Carnival of Souls (1962)
Dec. 24th, 2020 07:36 amMovie: Carnival of Souls (1962), directed by Herk Harvey
You know the whole thing about Turkey Burnout, right? Like, Thanksgiving dinner is triple-thumbs-up Grade-A awesome, and Thanksgiving leftovers are somehow even better—for maybe the first couple of days. By about the third day in, though, the very notion of eating any more turkey makes you want to spatchcock yourself, drag your splayed carcass into a preheated oven, and let the gods gnaw on your wings ’n’ drumsticks. Well, watching ThanksKilling definitely filled me with a little too much turkey, if you catch my drift, so I thought tonight I should chow down on a classic—ideally something, you know, good. So I loaded up Carnival of Souls, which I hadn’t seen for ages and thought might make for a nice palate-cleanser. 
Watched on: HBO Max
Ran: 5.76 miles, 9’46”/mile, 56:18 (slow recovery run)

Mary Henry isn’t exactly what you’d call a “people person,” so who knows what she’s doing in a car with a couple of drag racers? Maybe she considers it a vague relief when their car plunges off a bridge into the river. In any case, the local authorities haven’t yet recovered the vehicle when Mary emerges from the water three hours later, with no memory of the accident. Just one of those things, I guess. And no time to dwell on trivial things like mysteriously surviving a deadly crash—it’s time to bail on this one-horse town forever and start her glamorous new job as a church organist in Salt Lake City! So she packs up her car and hits the road.
Unfortunately, Mary’s being haunted by visions of a wild-eyed powdery-looking dude in dire need of a tan, a good dandruff shampoo, and probably a pulse. He appears floating outside her car window going 60, standing in the middle of the highway, hovering outside her 2nd-floor boarding house window, etc.… and of course no one else ever sees him. Furthermore, she’s experiencing weird spells of seeming nonexistence, where nothing in the world makes a sound and no one seems to see or hear her. Sounds like she’s got enough on her plate without also having to contend with the unwelcome attentions of the guy across the hall, as well as her weird fixation on the abandoned carnival just outside of town. Does it have anything to do with her utter lack of desire for human companionship and her (gasp!) SECULAR ATTITUDE toward her church gig?

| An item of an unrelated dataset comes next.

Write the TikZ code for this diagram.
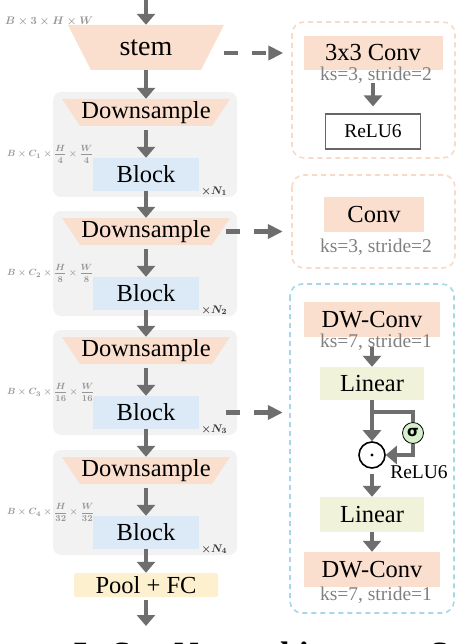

Poor Mary’s just trying to get on with her solitary lifestyle, but the increasing terror of being stalked by Corpsey Dude and occasionally fading from existence is making that tricky. She even tries to stomach a date with her loathsome and leering neighbor just to have some protection nearby, but that goes about as well as you’d expect, and eventually she winds up drawn back to the carnival for the creepy nightmare climax. Overall, Carnival of Souls feels a little like a super-long Twilight Zone episode, except I doubt Rod Serling would ever have produced such a predictable and unsatisfying ending. Without explicitly spoiling anything, I’ll just say that once you’re maybe ten minutes in, what you think is going on is pretty much exactly what’s going on.

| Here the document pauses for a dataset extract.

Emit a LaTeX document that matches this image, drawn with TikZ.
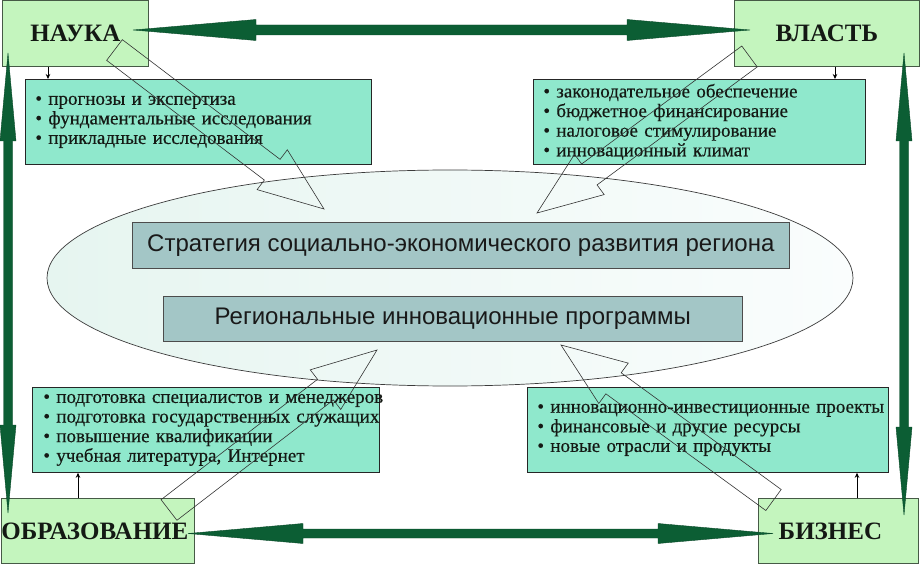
\documentclass[tikz,border=0pt]{standalone}
\usepackage{fontspec}
\setmainfont{Liberation Serif}
\newfontfamily\sansf{Liberation Sans}
\newfontfamily\listf[FakeBold=0.4]{Liberation Serif}
\usetikzlibrary{calc,shapes.geometric,arrows.meta}
\definecolor{cornerfill}{RGB}{196,245,190}
\definecolor{cornerline}{RGB}{70,90,70}
\definecolor{listfill}{RGB}{143,232,204}
\definecolor{centerfill}{RGB}{163,198,198}
\definecolor{arrgreen}{RGB}{12,94,52}
\definecolor{ellline}{RGB}{60,60,60}
\definecolor{elleft}{RGB}{230,245,240}
\definecolor{elright}{RGB}{250,253,253}
\definecolor{txt}{RGB}{20,25,20}
\newcommand\dblgreen[5]{%
  \path ($(#1)!#3!(#2)$) coordinate (na) ($(#2)!#3!(#1)$) coordinate (nb);
  \filldraw[greenarr] (#1) -- ($(na)!#4!90:(#2)$) -- ($(na)!#5!90:(#2)$)
    -- ($(nb)!#5!-90:(#1)$) -- ($(nb)!#4!-90:(#1)$) -- (#2)
    -- ($(nb)!#4!90:(#1)$) -- ($(nb)!#5!90:(#1)$)
    -- ($(na)!#5!-90:(#2)$) -- ($(na)!#4!-90:(#2)$) -- cycle;}
\newcommand\hollowarr[2]{%
  \path ($(#2)!65pt!(#1)$) coordinate (hn);
  \draw[hollow] ($(#1)!13pt!90:(#2)$) -- ($(hn)!13pt!-90:(#1)$) -- ($(hn)!25pt!-90:(#1)$)
    -- (#2) -- ($(hn)!25pt!90:(#1)$) -- ($(hn)!13pt!90:(#1)$) -- ($(#1)!13pt!-90:(#2)$) -- cycle;}
\begin{document}
\begin{tikzpicture}[x=1pt,y=-1pt,
  corner/.style={draw=cornerline, fill=cornerfill, line width=0.8pt, anchor=north west,
    inner sep=0pt, text=txt, font={\fontsize{25}{28}\selectfont\bfseries}},
  listbox/.style={draw=black!85, fill=listfill, line width=0.8pt, anchor=north west,
    inner xsep=10pt, inner ysep=0pt, align=left, text=txt, font={\listf\fontsize{19}{19.6}\selectfont}},
  centerbox/.style={draw=black!70, fill=centerfill, line width=0.6pt, anchor=north west,
    inner sep=0pt, text=black!90, font={\sansf\fontsize{24}{28}\selectfont}},
  smallarr/.style={-{Stealth[length=5pt,width=4.5pt]}, line width=0.8pt, draw=black},
  greenarr/.style={fill=arrgreen, draw=arrgreen!80!black, line width=0.4pt},
  hollow/.style={draw=black!80, line width=0.6pt, line join=miter}]
\useasboundingbox (0,0) rectangle (921,564);
\fill[white] (0,0) rectangle (921,564);
% corner boxes
\node[corner, minimum width=146pt, minimum height=66pt] (nauka) at (2,0) {НАУКА};
\node[corner, minimum width=185pt, minimum height=66pt] (vlast) at (734,0) {ВЛАСТЬ};
\node[corner, minimum width=193pt, minimum height=65pt] (obraz) at (1,498) {ОБРАЗОВАНИЕ\hspace*{6pt}};
\node[corner, minimum width=160pt, minimum height=65pt] (biz) at (758,498) {БИЗНЕС\hspace*{16pt}};
% list boxes
\node[listbox, text width=326pt, minimum height=85pt] (sci) at (25,79)
  {\mbox{• прогнозы и экспертиза}\\\mbox{• фундаментальные исследования}\\\mbox{• прикладные исследования}};
\node[listbox, text width=312pt, minimum height=85pt] (pow) at (533,79)
  {\mbox{• законодательное обеспечение}\\\mbox{• бюджетное финансирование}\\\mbox{• налоговое стимулирование}\\\mbox{• инновационный климат}};
\node[listbox, text width=325pt, minimum height=85pt, inner xsep=11pt] (edu) at (32,387)
  {\mbox{• подготовка специалистов и менеджеров}\\\mbox{• подготовка государственных служащих}\\\mbox{• повышение квалификации}\\\mbox{• учебная литература, Интернет}};
\node[listbox, text width=341pt, minimum height=85pt] (bus) at (527,387)
  {\mbox{• инновационно-инвестиционные проекты}\\\mbox{• финансовые и другие ресурсы}\\\mbox{• новые отрасли и продукты}};
% ellipse
\node[ellipse, draw=ellline, line width=0.7pt, left color=elleft, right color=elright,
  minimum width=806pt, minimum height=216pt, inner sep=0pt] (ell) at (450,278) {};
% central boxes
\node[centerbox, minimum width=657pt, minimum height=46pt] (strat) at (132,222)
  {Стратегия социально-экономического развития региона};
\node[centerbox, minimum width=579pt, minimum height=45pt] (reg) at (163,296)
  {Региональные инновационные программы};
% small arrows
\draw[smallarr] ([xshift=46pt]nauka.south west) -- ([xshift=46pt]nauka.south west |- sci.north);
\draw[smallarr] ([xshift=101pt]vlast.south west) -- ([xshift=101pt]vlast.south west |- pow.north);
\draw[smallarr] ([xshift=77pt]obraz.north west) -- ([xshift=77pt]obraz.north west |- edu.south);
\draw[smallarr] ([xshift=99pt]biz.north west) -- ([xshift=99pt]biz.north west |- bus.south);
% green double arrows
\coordinate (gt1) at (133,30);   \coordinate (gt2) at (750,30);
\coordinate (gb1) at (188,533.5); \coordinate (gb2) at (773,533.5);
\coordinate (gl1) at (8,53);     \coordinate (gl2) at (8,513);
\coordinate (gr1) at (904,53);   \coordinate (gr2) at (904,515);
\dblgreen{gt1}{gt2}{123pt}{10.5pt}{5pt}
\dblgreen{gb1}{gb2}{115pt}{10pt}{4.5pt}
\dblgreen{gl1}{gl2}{88pt}{8pt}{4.5pt}
\dblgreen{gr1}{gr2}{88pt}{8pt}{4.5pt}
% hollow block arrows
\coordinate (ta) at (114.5,50);  \coordinate (pa) at (324,209);
\coordinate (tb) at (749.5,56.5); \coordinate (pb) at (537,213);
\coordinate (tc) at (169,510);   \coordinate (pc) at (377,350);
\coordinate (td) at (773.5,500); \coordinate (pd) at (561,345);
\hollowarr{ta}{pa}
\hollowarr{tb}{pb}
\hollowarr{tc}{pc}
\hollowarr{td}{pd}
\end{tikzpicture}
\end{document}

Ultimately, though, maybe it’s not such a big deal, since Carnival of Souls isn’t really about the narrative—it’s about the atmosphere. Corpsey Dude is at least Freak Factor 11, and the nonexistence sequences are straight out of your most uncomfortable anxiety dreams. The cinematography is surprisingly effective—the starkness of the black and white makes everything a nightmare, and some of the shots (particularly in the carnival itself) are gorgeously disturbing. Even some of the scene transitions feel like those dreams when you suddenly find yourself impossibly elsewhere but it seems natural enough at the time.
Beyond the nightmare feel, to me the real horror in Carnival of Souls is Mary’s plight as society keeps trying to cast her in roles she’s not interested in playing. There’s something charmingly old-fashioned about all the community uproar over Mary’s indifference to the church and her lack of desire for a husband, but it’s not so alien that we don’t feel her claustrophobia at the pressure to sacrifice her preferences for her safety. It’s dreadful to see Mary on a date with her actual stalker just so she’s not alone and at the mercy of her spectral stalker. (Personally, given that date, I think she’d be better off with Corpsey Dude.) I’d actually be very interested in seeing a modern remake—not the reportedly execrable 1998 one, which had almost nothing in common with the original beyond the title—that was a more explicitly feminist reading of the original plot.
While it’s not the scariest movie out there, I do like Carnival of Souls, though I feel some of the fanboy worship for it might be a bit overblown. If you want a general creepfest that’s very much of its time and you aren’t much bothered by stories in which not a lot really happens, give it a whirl, especially if you’re a fan of low-key surreal cinematography. It’s definitely not a turkey—although, apropos of nothing, I feel it’s worth noting that when the film was over, HBO Max suggested “more like this” and the first movie listed was Pokémon: Detective Pikachu. Make of that what you will.